There are two ways of applying a rate limit using the Client.

  1. Set using the Client class constructor and defaults to 1,000 requests.

  2. Set the argument when using post() method. If not provided, the default value of 1,000 requests will be used. The method argument will override the argument provided in the Client class constructor.

The prefetch argument controls the number of in flight requests made by the post() method. Using the default value might overload the Gateway or Executor especially if the operation characteristics of the Deployment or Flow are unknown. Furthermore the Client can send various types of requests which can have varying resource usage.

For example, a high number of index requests can contain a large data payload requiring high input/output operation. This increases CPU consumption and eventually lead to a build up of the requests on the Flow. If the queue of in-flight requests is already large, a very light weight search request to return the total number of Documents in the index might be blocked until the queue of index requests can be completely processed.
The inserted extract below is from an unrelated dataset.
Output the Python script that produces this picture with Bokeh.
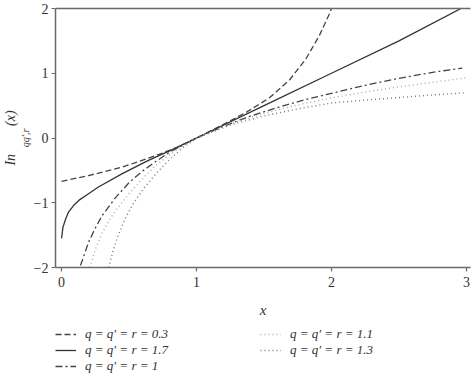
from bokeh.plotting import figure
from bokeh.layouts import column
from bokeh.models import (Legend, LegendItem, LinearAxis, FixedTicker, Title, Range1d)
from bokeh.embed import file_html
from bokeh.resources import INLINE

# ---- data ----
x_03 = [0.0, 0.2, 0.45, 0.7, 0.85, 1.0, 1.2, 1.37, 1.54, 1.69, 1.81, 1.91, 1.985, 2.0]
y_03 = [-0.67, -0.58, -0.45, -0.27, -0.15, 0.0, 0.21, 0.40, 0.62, 0.90, 1.22, 1.58, 1.92, 2.0]

x_17 = [0.0, 0.01, 0.03, 0.05, 0.09, 0.13, 0.2, 0.27, 0.45, 0.64, 0.82, 1.0, 1.5, 2.0, 2.5, 2.96]
y_17 = [-1.55, -1.38, -1.25, -1.15, -1.04, -0.96, -0.86, -0.76, -0.55, -0.35, -0.18, 0.0, 0.5, 1.0, 1.5, 2.0]

x_10 = [0.14, 0.2, 0.25, 0.3, 0.4, 0.5, 0.6, 0.7, 0.8, 0.9, 1.0, 1.2, 1.4, 1.6, 1.8, 2.0, 2.2, 2.4, 2.6, 2.8, 2.97]
y_10 = [-1.97, -1.61, -1.39, -1.20, -0.92, -0.69, -0.51, -0.36, -0.22, -0.11, 0.0, 0.18, 0.34, 0.47, 0.59, 0.69, 0.79, 0.88, 0.96, 1.03, 1.08]

x_11 = [0.21, 0.25, 0.3, 0.35, 0.4, 0.5, 0.6, 0.7, 0.8, 0.9, 1.0, 1.25, 1.5, 1.75, 2.0, 2.25, 2.5, 2.75, 3.0]
y_11 = [-2.0, -1.72, -1.47, -1.28, -1.12, -0.86, -0.63, -0.42, -0.26, -0.12, 0.0, 0.22, 0.38, 0.51, 0.62, 0.71, 0.79, 0.86, 0.93]

x_13 = [0.35, 0.38, 0.42, 0.47, 0.53, 0.6, 0.7, 0.8, 0.9, 1.0, 1.25, 1.5, 1.75, 2.0, 2.25, 2.5, 2.75, 3.0]
y_13 = [-2.0, -1.75, -1.50, -1.25, -1.02, -0.80, -0.55, -0.33, -0.15, 0.0, 0.20, 0.34, 0.45, 0.54, 0.585, 0.625, 0.665, 0.70]

legend_labels = ["q = q′ = r = 0.3", "q = q′ = r = 1.7", "q = q′ = r = 1",
                 "q = q′ = r = 1.1", "q = q′ = r = 1.3"]
x_ticks = [0, 1, 2, 3]
y_ticks = [-2, -1, 0, 1, 2]
y_tick_labels = {-2: "−2", -1: "−1", 0: "0", 1: "1", 2: "2"}
x_label = "x"
y_label_main = "In\u2003\u2003(x)"
y_label_sub = "qq′,r"

SERIF = "Liberation Serif"

styles = [dict(line_color="#444444", line_width=1.3, line_dash="6 3"),
          dict(line_color="#333333", line_width=1.3),
          dict(line_color="#444444", line_width=1.3, line_dash="7 3 2 3"),
          dict(line_color="#aaaaaa", line_width=1.4, line_dash="1 3"),
          dict(line_color="#777777", line_width=1.4, line_dash="1 3")]
series = [(x_03, y_03), (x_17, y_17), (x_10, y_10), (x_11, y_11), (x_13, y_13)]

p = figure(frame_width=415, frame_height=259, output_backend="svg", toolbar_location=None,
           x_range=Range1d(-0.045, 3.03), y_range=Range1d(-2, 2),
           min_border_left=0, min_border_right=4, min_border_top=8, min_border_bottom=0)
p.outline_line_color = None
p.grid.visible = False
p.background_fill_color = "white"
p.border_fill_color = "white"

for (xs, ys), st in zip(series, styles):
    p.line(xs, ys, **st)

for ax in (p.xaxis[0], p.yaxis[0]):
    ax.axis_line_color = "#6a6a6a"
    ax.axis_line_width = 1.5
    ax.major_tick_line_color = "#6a6a6a"
    ax.major_tick_line_width = 1.2
    ax.major_tick_out = 4
    ax.major_tick_in = 0
    ax.minor_tick_line_color = None
    ax.major_label_text_font = SERIF
    ax.major_label_text_font_size = "14px"
    ax.major_label_text_color = "#333333"

p.xaxis.ticker = FixedTicker(ticks=x_ticks)
p.yaxis.ticker = FixedTicker(ticks=y_ticks)
p.yaxis.major_label_overrides = y_tick_labels
p.xaxis.major_label_standoff = 5
p.yaxis.major_label_standoff = 3
p.xaxis.axis_label = x_label
p.xaxis.axis_label_text_font = SERIF
p.xaxis.axis_label_text_font_style = "italic"
p.xaxis.axis_label_text_font_size = "15px"
p.xaxis.axis_label_text_color = "#333333"
p.xaxis.axis_label_standoff = 12

top = LinearAxis(ticker=FixedTicker(ticks=[]), axis_line_color="#6a6a6a", axis_line_width=1.5,
                 major_tick_line_color=None, minor_tick_line_color=None,
                 major_label_text_color=None)
p.add_layout(top, "above")

# y-axis label: subscript part (closer to the frame) then main part
p.add_layout(Title(text=y_label_sub, align="center", standoff=0, text_font=SERIF,
                   text_font_style="italic", text_font_size="10px", text_color="#333333"), "left")
p.add_layout(Title(text=y_label_main, align="center", standoff=0, text_font=SERIF,
                   text_font_style="italic", text_font_size="14px", text_color="#333333"), "left")

# legend panel: a second, axis-less figure holding only the key
# (its ranges are set away from the data so the key lines themselves stay out of view)
pl = figure(width=474, height=56, output_backend="svg", toolbar_location=None,
            x_range=Range1d(10, 11), y_range=Range1d(10, 11),
            min_border_left=55, min_border_right=0, min_border_top=6, min_border_bottom=0)
pl.outline_line_color = None
pl.grid.visible = False
pl.axis.visible = False
key_renderers = [pl.line(xs, ys, **st) for (xs, ys), st in zip(series, styles)]

# row-major order for a 2-column legend: (0.3, 1.1), (1.7, 1.3), (1, -)
order = [0, 3, 1, 4, 2]
items = [LegendItem(label=legend_labels[i], renderers=[key_renderers[i]]) for i in order]
legend = Legend(items=items, orientation="horizontal", ncols=2, location="top_left",
                glyph_width=21, glyph_height=12, label_height=12, label_standoff=9,
                label_width=175, spacing=0, padding=0, margin=0,
                border_line_color=None, background_fill_alpha=0,
                label_text_font=SERIF, label_text_font_style="italic",
                label_text_font_size="13px", label_text_color="#333333")
pl.add_layout(legend, "center")

layout = column(p, pl, spacing=0)
open("out.html", "w").write(file_html(layout, INLINE))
To prevent such a scenario, apply the prefetch value on the post() method to limit the rate of requests for expensive operations.

Apply the prefetch argument on the post() method to dynamically increase the server responsiveness for customer-facing requests which require faster response times vs. background requests such as cronjobs or analytics requests which can be processed slowly.

from jina import Client

client = Client()

# uses the default limit of 1,000 requests
search_responses = client.post(...)

# sets a hard limit of 5 in flight requests
index_responses = client.post(..., prefetch=5)

A global rate limit on the Gateway can also be set using the prefetch option in the Flow. This argument however serves as a global rate limit and cannot be customized based on the request workload. The prefetch argument for the Client serves as a class level rate limit for all requests made from the client. The prefetch argument for the post() method serves as a method level overriding the arguments at the Client and the Flow.